A case study approach was employed along with the analysis of historical documents, interviews with stakeholders in the college, and a review from an external expert to reveal root problematic causes behind the current state of AoL in the college. Lewin’s model of planned change was applied at the beginning of the process to identify the ways to unfreeze the current state of assessment, implement changes, and refreeze by identifying rewards and incentives for faculty to institutionalize the new assessment culture of student learning.

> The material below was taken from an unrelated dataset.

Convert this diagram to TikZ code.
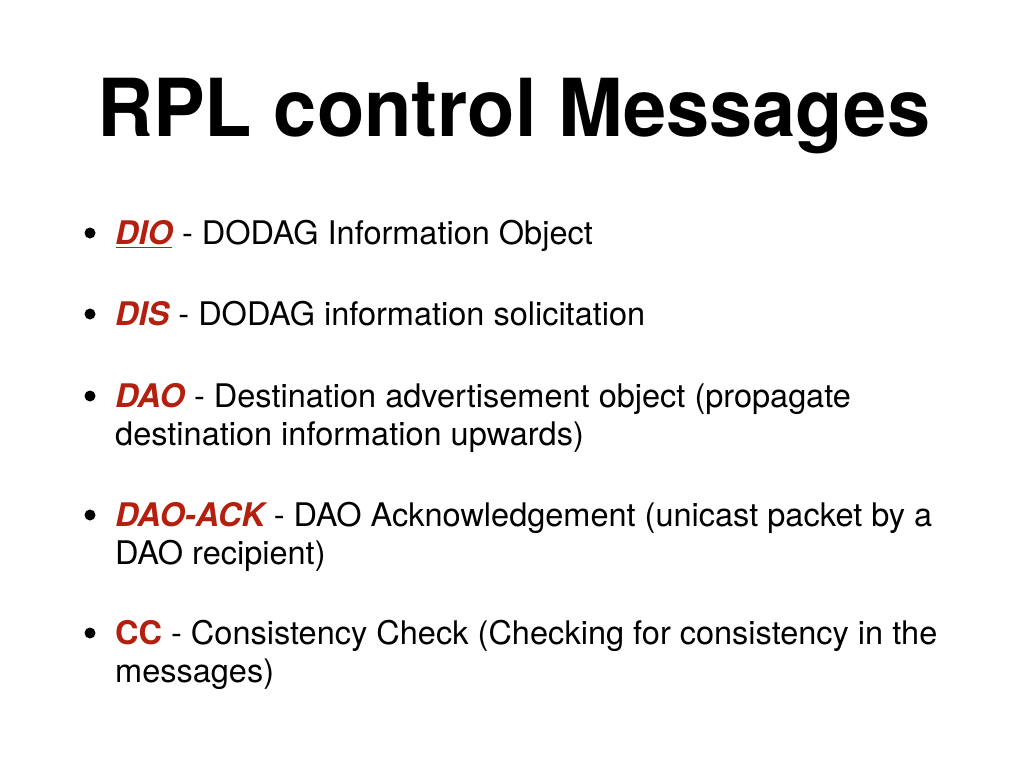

Four root problematic areas were revealed behind the current state of AoL in the college: faculty resistance and lack of engagement, structural and communication challenges, inconsistency across degree programs, and misalignment of the college vision and mission with program learning goals. Improved communication and coordination between assessment groups and increasing faculty ownership were identified as the key factors for a successful AoL process.
Colleges looking to improve coordination of AoL activities and increase faculty engagement in the AoL process can implement many of the initiatives described in this study.
This case study takes into account new trends in the area of assessment and AoL and addresses common problems that colleges face regarding accreditation in an area where empirical studies do not exist.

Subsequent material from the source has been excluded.